Gibson Files for Chapter 11 Bankruptcy, Refocuses On Its Pro Musician Business
Gibson Brands, the maker of world famous Gibson guitars, filed for Chapter 11 bankruptcy in a Delaware court on Tuesday.
The move brings to end months of speculation about the company’s financial health after Gibson began efforts to refinance the crushing debt used to acquire consumer electronics brands.
The pre-negotiated organization plan allows for chairman and chief executive Henry Juszkiewicz and David Berryman, Gibson’s president, to continue with Gibson once the company exits Chapter 11. Citing court filings, Bloomberg reported the plan gives Juszkiewicz a one-year consulting deal and compensation package.
Most importantly to the music industry, the restructuring plan allows Gibson to continue manufacturing Gibson and Epiphone guitars as well as KRK and Cerwin Vega studio monitors and loudspeakers throughout the process. Again citing court filings, Bloomberg says Gibson will be given a new loan “of up to $135 million” to maintain operations. The company’s lenders now own the company, however.
Tuesday’s announcement could have been foreseen months ago.
August 2017, Moody’s downgraded Gibson’s already poor credit rating due to its “unsustainable” capital structure and doubts the company could refinance $375 million notes before its Aug. 1 maturity.
Gibson issued a press release on Feb. 15 to announce its efforts to refinance the debt. Instead, Gibson has secured $135 million in debtor-in-possession financing— Gibson maintains ownership of the company—to get the company through Chapter 11 proceedings that are expected to conclude in September.

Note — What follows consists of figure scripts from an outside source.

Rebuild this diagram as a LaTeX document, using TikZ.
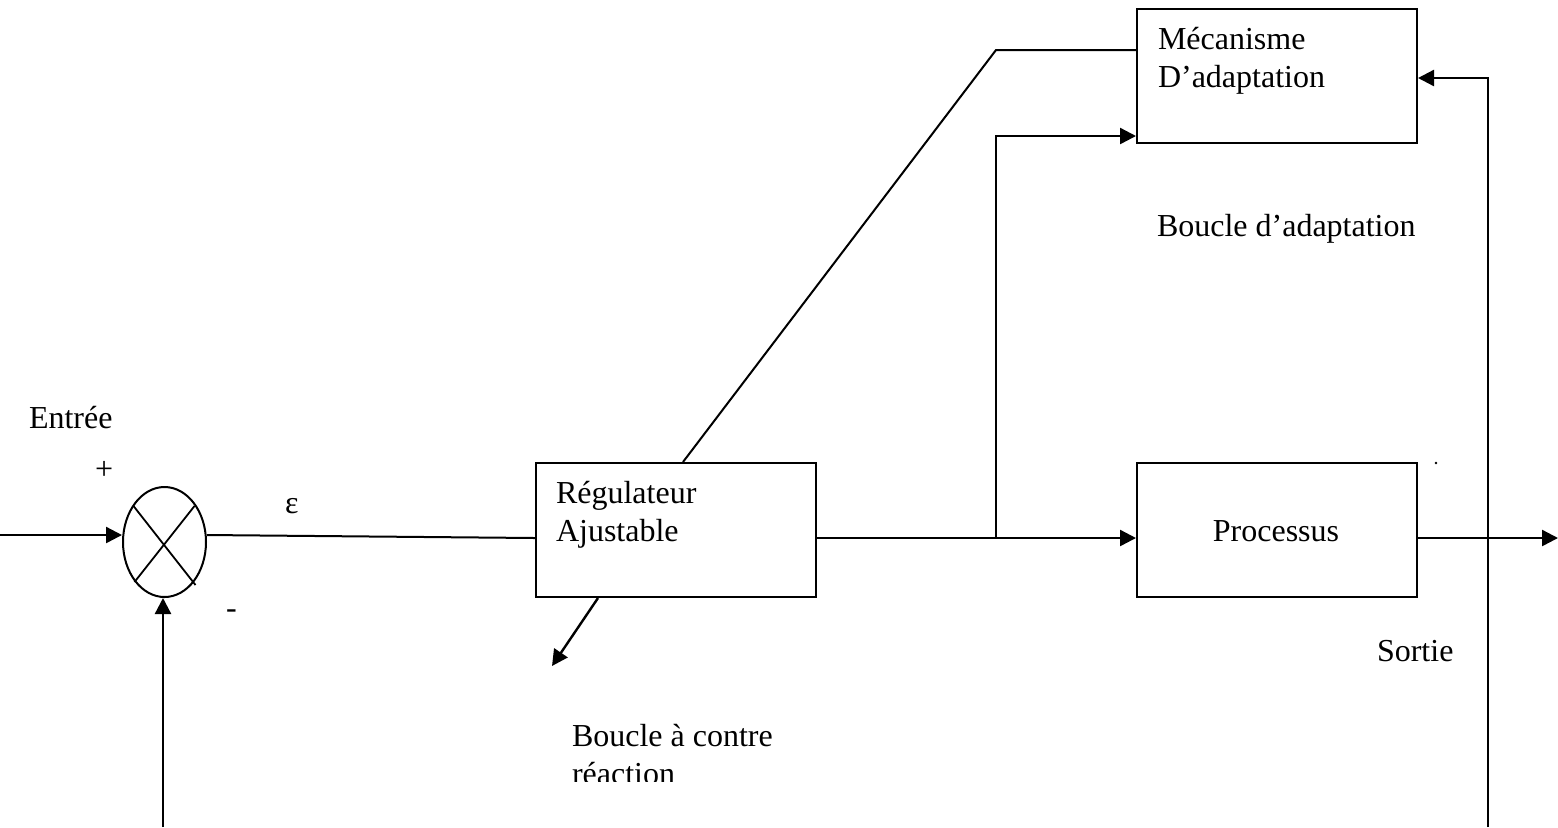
\documentclass[tikz,border=0pt]{standalone}
\usepackage{fontspec}
\setmainfont{Liberation Serif}
\usetikzlibrary{shapes.geometric,arrows.meta,calc}
\begin{document}
\begin{tikzpicture}[x=0.5pt,y=-0.5pt,
  font=\fontsize{16}{19}\selectfont,
  line width=1pt,
  wire/.style={line width=1.2pt},
  arr/.style={wire,-{Triangle[length=8pt,width=8pt]}},
  block/.style={draw,rectangle,minimum width=140pt,minimum height=67pt,inner sep=0pt},
  lbl/.style={anchor=base west,inner sep=0pt,outer sep=0pt},
  sumnode/.style={draw,ellipse,minimum width=41.5pt,minimum height=55pt,inner sep=0pt}]
\useasboundingbox (0,0) rectangle (1558,827);

% summing junction
\node[sumnode] (sum) at (164.5,542) {};
\draw[line width=0.9pt] ($(sum.center)+(-31,-36)$) -- ($(sum.center)+(31,43)$);
\draw[line width=0.9pt] ($(sum.center)+(30,-36)$) -- ($(sum.center)+(-30,40)$);

% blocks
\node[block] (reg)  at (676,530) {};
\node[block] (mec)  at (1277,76) {};
\node[block] (proc) at (1277,530) {};

% free ends
\coordinate (in)   at (0,535);
\coordinate (out)  at (1558,538);
\coordinate (j)    at (996,538);
\coordinate (bend) at (996,50);
\coordinate (fbl)  at (163,827);
\coordinate (fbr)  at (1488,827);
\coordinate (ret)  at (552,666);

% connectors
\draw[arr] (in) -- (sum.west |- in);
\draw (sum.east |- in) -- ([yshift=-4pt]reg.west);
\draw[arr] ([yshift=-4pt]reg.east) -- ([yshift=-4pt]proc.west);
\draw[arr] (j) |- ([yshift=-30pt]mec.west);
\draw ([xshift=3.5pt]reg.north) -- (bend) -- ([yshift=13pt]mec.west);
\draw[arr] ([xshift=-39pt]reg.south) -- (ret);
\draw[arr] ([yshift=-4pt]proc.east) -- (out);
\draw[arr] (fbr) |- ([yshift=-1pt]mec.east);
\draw[arr] (fbl) -- (fbl |- sum.south);

% block texts
\node[lbl] (t1) at (556,503) {Régulateur};
\node[lbl] (t2) at (556,541) {Ajustable};
\node[lbl] (t3) at (1158,49) {Mécanisme};
\node[lbl] (t4) at (1158,87) {D’adaptation};
\node[anchor=base,inner sep=0pt] (t5) at (1276,541) {Processus};

% labels
\node[lbl] (entree) at (29,428) {Entrée};
\node[lbl] (plus) at (95,479) {+};
\node[lbl] (minus) at (226,618) {-};
\node[lbl] (eps) at (285,513) {ε};
\node[lbl] (ba) at (1157,236) {Boucle d’adaptation};
\node[lbl] (so) at (1377,661) {Sortie};
\node[lbl] (bc) at (572,746) {Boucle à contre};
\begin{scope}
  \clip (500,700) rectangle (900,781);
  \node[lbl] (re) at (572,784) {réaction};
\end{scope}
\fill (1436,463) circle (0.7pt);
\end{tikzpicture}
\end{document}
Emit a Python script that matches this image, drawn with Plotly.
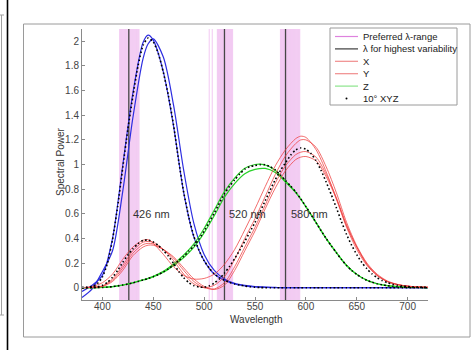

Much of Gibson’s problems can be attributed to its errant strategy to borrow money to acquire consumer electronics companies—Onkyo, Teac, Pioneer, and the Philips brand of audio and home entertainment products—and transform the music-oriented company into a broader entertainment technology company.
The strategy failed, however. Needing money to fund its core businesses, on April 30 Gibson began liquidating the consumer electronics business it acquired from Philips, according to Reuters.